Exactly as written, set down the lines from the top of the entries through the line bearing "xtick_vals = [0.0, 0.2, 0.4, 0.6, 0.8, 1.0]", with every picture left out.

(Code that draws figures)
###
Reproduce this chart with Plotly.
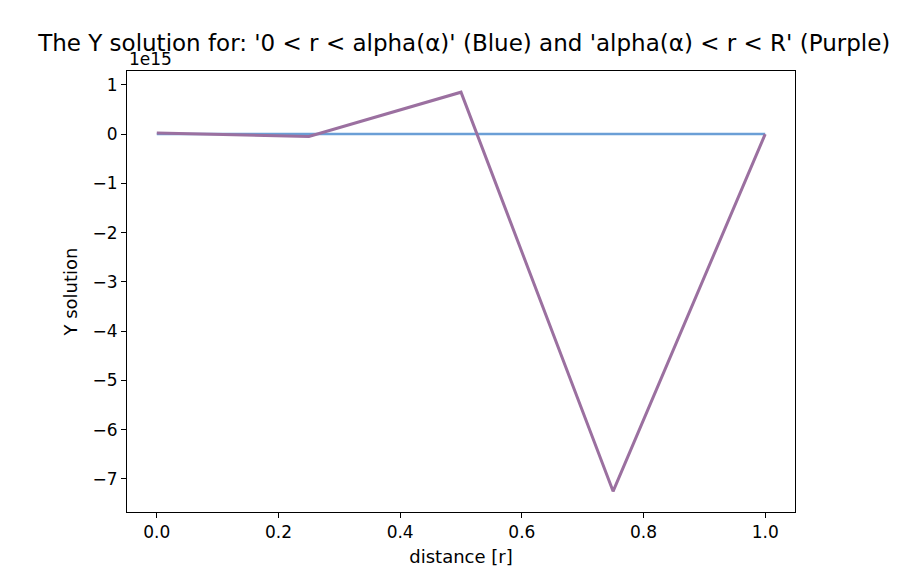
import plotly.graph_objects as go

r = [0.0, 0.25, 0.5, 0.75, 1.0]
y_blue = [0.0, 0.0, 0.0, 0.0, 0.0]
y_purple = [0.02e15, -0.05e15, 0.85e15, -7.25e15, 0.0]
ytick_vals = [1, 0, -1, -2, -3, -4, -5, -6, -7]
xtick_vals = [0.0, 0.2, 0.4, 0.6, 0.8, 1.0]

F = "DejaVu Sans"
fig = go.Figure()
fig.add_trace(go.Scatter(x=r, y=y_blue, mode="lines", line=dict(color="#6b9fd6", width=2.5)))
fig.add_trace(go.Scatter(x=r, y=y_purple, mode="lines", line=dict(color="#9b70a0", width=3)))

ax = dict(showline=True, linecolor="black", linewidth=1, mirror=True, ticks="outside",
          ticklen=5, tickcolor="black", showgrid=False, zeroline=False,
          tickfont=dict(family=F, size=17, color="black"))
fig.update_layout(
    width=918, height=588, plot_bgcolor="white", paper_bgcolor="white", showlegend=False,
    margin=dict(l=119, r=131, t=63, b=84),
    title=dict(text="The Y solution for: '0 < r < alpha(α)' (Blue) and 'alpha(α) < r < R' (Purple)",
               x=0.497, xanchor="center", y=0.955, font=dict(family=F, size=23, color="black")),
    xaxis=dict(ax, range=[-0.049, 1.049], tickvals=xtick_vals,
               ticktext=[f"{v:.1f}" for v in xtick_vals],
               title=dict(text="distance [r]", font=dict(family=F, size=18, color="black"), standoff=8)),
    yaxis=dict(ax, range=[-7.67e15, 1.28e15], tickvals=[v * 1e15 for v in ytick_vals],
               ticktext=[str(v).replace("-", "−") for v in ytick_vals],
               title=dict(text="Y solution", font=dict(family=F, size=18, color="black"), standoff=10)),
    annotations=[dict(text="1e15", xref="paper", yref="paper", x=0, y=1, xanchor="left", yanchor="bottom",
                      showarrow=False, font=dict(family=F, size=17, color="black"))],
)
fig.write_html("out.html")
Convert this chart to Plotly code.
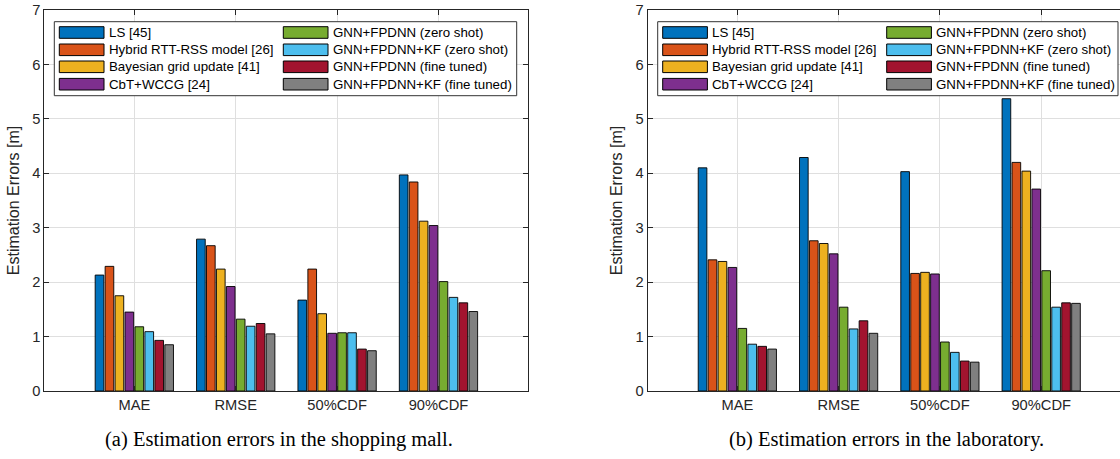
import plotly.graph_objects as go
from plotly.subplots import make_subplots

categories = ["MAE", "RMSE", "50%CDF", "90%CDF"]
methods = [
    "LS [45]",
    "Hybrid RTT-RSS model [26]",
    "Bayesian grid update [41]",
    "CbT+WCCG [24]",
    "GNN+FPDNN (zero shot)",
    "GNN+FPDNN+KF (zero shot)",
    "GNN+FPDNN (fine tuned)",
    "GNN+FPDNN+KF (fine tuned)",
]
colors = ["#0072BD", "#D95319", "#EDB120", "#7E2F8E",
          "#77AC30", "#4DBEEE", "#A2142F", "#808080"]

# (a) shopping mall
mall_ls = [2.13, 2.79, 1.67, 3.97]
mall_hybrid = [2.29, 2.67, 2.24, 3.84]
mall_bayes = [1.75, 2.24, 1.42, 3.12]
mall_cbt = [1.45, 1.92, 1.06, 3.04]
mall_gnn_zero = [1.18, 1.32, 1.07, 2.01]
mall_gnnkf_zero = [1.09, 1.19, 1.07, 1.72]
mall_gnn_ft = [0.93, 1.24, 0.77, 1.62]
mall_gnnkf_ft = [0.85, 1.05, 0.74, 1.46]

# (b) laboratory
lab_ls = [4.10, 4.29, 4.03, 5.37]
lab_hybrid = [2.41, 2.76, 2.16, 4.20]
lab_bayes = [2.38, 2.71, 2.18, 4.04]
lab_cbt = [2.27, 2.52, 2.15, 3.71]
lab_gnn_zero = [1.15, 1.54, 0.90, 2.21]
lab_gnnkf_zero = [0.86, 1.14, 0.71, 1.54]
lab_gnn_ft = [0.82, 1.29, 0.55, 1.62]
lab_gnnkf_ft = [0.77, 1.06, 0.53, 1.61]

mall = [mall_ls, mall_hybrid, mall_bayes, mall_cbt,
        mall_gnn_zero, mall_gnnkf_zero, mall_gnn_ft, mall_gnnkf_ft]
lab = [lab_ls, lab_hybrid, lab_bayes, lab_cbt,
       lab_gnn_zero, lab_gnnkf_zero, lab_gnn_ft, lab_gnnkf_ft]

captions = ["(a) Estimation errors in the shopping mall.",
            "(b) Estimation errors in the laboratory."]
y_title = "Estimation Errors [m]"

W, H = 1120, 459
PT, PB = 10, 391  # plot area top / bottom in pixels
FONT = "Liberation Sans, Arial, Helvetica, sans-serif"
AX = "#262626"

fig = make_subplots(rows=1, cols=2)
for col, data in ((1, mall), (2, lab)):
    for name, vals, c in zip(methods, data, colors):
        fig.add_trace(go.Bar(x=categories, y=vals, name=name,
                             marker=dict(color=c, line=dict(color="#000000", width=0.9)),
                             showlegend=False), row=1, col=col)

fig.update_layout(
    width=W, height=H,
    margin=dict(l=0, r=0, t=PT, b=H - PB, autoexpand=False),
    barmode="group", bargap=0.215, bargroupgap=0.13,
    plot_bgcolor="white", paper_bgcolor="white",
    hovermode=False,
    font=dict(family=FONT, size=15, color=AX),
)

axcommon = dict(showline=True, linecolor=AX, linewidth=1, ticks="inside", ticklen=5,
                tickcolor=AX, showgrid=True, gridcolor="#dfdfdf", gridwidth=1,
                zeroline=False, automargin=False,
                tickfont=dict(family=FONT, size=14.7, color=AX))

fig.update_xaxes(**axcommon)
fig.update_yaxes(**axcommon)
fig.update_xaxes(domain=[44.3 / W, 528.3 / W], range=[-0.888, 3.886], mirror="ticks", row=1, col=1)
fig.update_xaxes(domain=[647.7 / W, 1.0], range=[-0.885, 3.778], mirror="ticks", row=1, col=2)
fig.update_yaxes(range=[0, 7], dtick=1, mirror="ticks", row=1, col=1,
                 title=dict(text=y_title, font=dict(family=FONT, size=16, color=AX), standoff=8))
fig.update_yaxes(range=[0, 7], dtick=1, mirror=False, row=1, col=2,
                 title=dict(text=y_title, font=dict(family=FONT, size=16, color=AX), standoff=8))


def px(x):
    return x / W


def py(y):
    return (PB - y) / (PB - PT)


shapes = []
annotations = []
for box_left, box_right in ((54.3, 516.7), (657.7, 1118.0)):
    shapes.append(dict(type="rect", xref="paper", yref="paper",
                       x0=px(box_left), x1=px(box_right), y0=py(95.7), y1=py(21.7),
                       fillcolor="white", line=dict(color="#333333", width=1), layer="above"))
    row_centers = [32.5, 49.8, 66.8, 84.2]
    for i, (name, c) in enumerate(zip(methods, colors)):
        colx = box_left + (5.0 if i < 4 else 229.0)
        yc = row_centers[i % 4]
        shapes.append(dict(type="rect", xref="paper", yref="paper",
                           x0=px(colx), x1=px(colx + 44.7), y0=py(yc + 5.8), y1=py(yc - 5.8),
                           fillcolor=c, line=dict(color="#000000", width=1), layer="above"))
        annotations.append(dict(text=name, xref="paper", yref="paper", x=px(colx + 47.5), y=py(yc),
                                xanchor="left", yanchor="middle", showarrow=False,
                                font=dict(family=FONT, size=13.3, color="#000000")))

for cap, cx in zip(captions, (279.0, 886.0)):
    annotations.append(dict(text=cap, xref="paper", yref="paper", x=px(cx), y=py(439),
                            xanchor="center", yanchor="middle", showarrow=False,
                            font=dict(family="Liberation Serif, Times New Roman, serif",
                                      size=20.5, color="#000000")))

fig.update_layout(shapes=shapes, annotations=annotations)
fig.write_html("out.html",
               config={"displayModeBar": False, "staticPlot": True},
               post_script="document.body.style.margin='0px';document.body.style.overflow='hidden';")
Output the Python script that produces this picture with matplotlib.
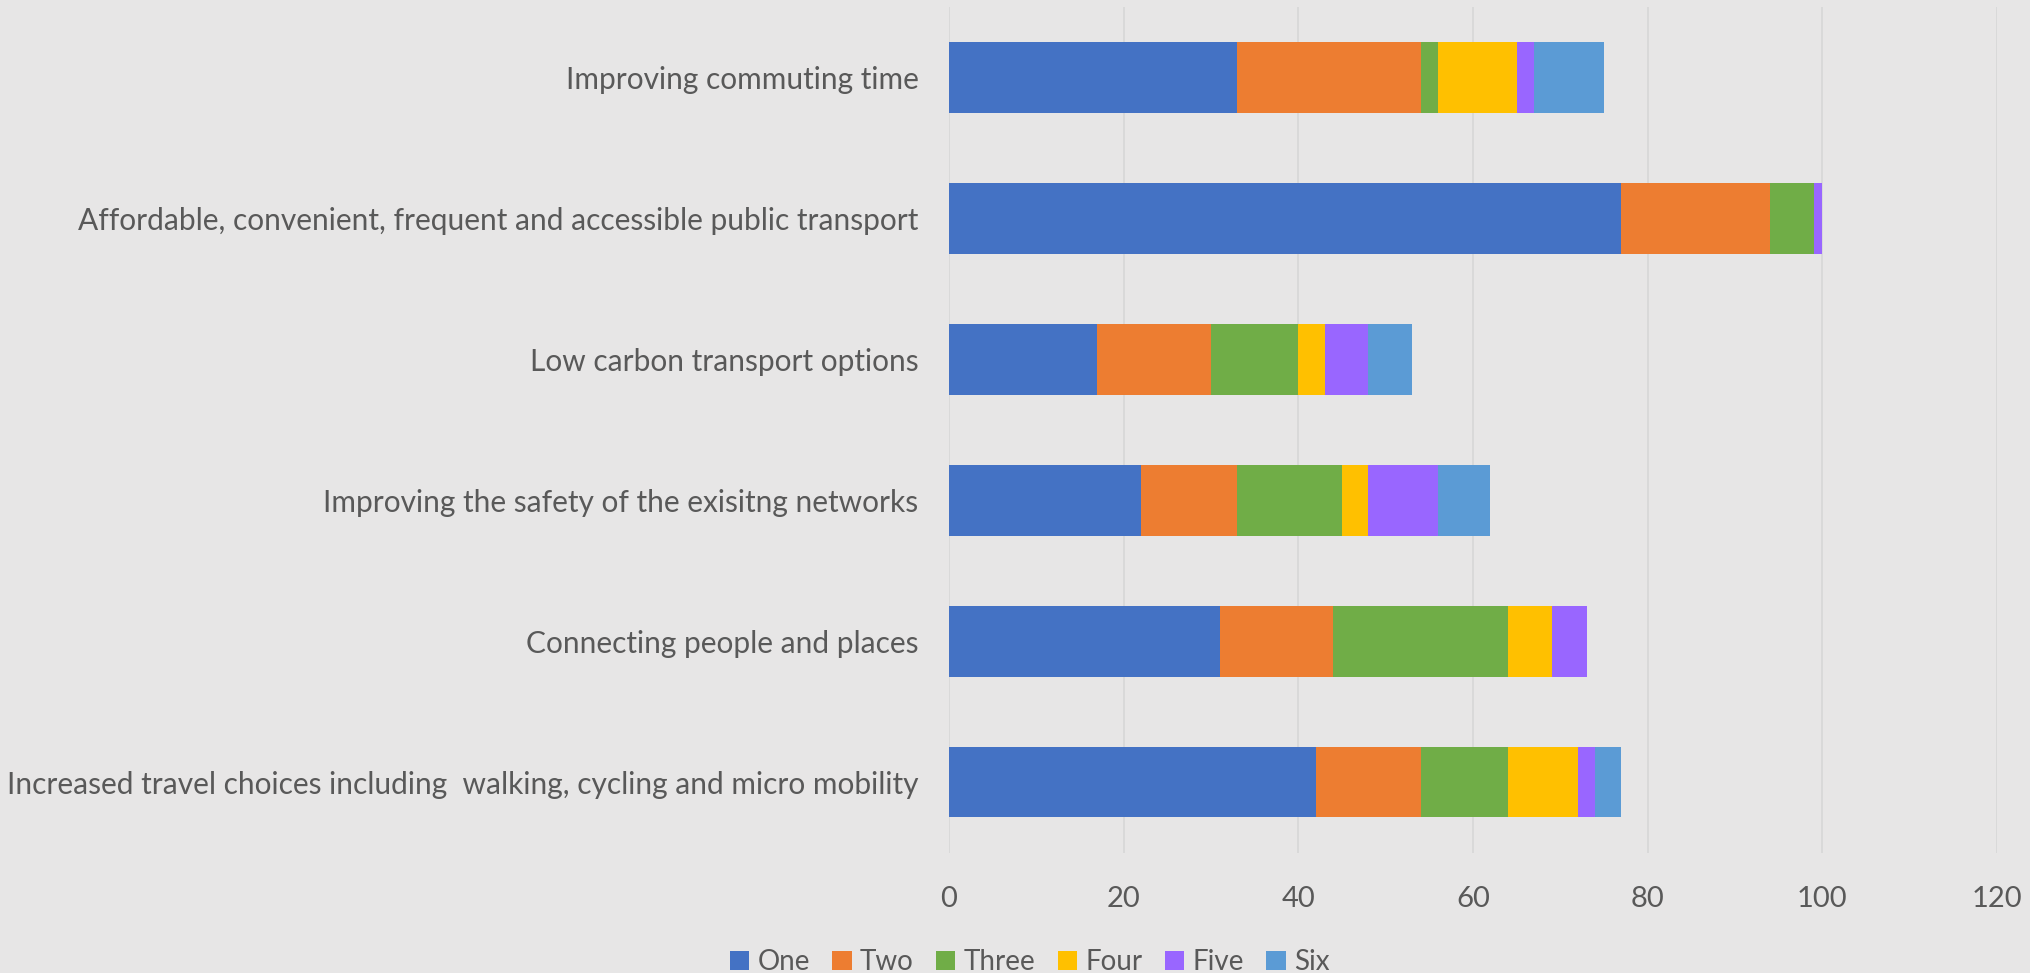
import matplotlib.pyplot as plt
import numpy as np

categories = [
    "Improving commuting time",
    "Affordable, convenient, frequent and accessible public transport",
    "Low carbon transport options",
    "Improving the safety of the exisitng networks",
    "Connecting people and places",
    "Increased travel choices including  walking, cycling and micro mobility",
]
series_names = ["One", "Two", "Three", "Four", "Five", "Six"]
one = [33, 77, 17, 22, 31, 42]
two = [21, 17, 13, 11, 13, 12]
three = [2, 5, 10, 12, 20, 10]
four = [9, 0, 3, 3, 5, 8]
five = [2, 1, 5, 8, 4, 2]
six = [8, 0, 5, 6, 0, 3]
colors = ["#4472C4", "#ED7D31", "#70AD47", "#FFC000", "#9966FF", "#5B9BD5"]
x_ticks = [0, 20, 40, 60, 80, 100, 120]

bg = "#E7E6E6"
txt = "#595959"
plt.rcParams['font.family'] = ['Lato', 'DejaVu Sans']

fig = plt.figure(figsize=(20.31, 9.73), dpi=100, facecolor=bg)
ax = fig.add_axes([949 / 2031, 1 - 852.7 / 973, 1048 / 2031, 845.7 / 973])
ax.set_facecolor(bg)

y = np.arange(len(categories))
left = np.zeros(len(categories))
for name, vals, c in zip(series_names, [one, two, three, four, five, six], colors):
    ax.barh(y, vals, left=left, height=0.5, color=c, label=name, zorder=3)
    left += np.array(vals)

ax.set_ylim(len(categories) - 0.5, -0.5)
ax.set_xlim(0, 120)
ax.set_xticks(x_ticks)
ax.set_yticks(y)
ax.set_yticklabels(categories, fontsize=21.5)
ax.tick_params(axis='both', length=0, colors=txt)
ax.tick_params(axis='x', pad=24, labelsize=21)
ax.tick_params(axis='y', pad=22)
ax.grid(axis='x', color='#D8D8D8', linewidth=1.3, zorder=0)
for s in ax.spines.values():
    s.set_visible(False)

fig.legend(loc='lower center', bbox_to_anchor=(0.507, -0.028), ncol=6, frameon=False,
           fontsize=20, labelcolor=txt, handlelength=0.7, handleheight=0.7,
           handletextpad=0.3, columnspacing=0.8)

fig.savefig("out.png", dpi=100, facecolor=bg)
###
▸ **Full output**
Reproduce this chart with Plotly.
import plotly.graph_objects as go

r = [0.0, 0.25, 0.5, 0.75, 1.0]
y_blue = [0.0, 0.0, 0.0, 0.0, 0.0]
y_purple = [0.02e15, -0.05e15, 0.85e15, -7.25e15, 0.0]
ytick_vals = [1, 0, -1, -2, -3, -4, -5, -6, -7]
xtick_vals = [0.0, 0.2, 0.4, 0.6, 0.8, 1.0]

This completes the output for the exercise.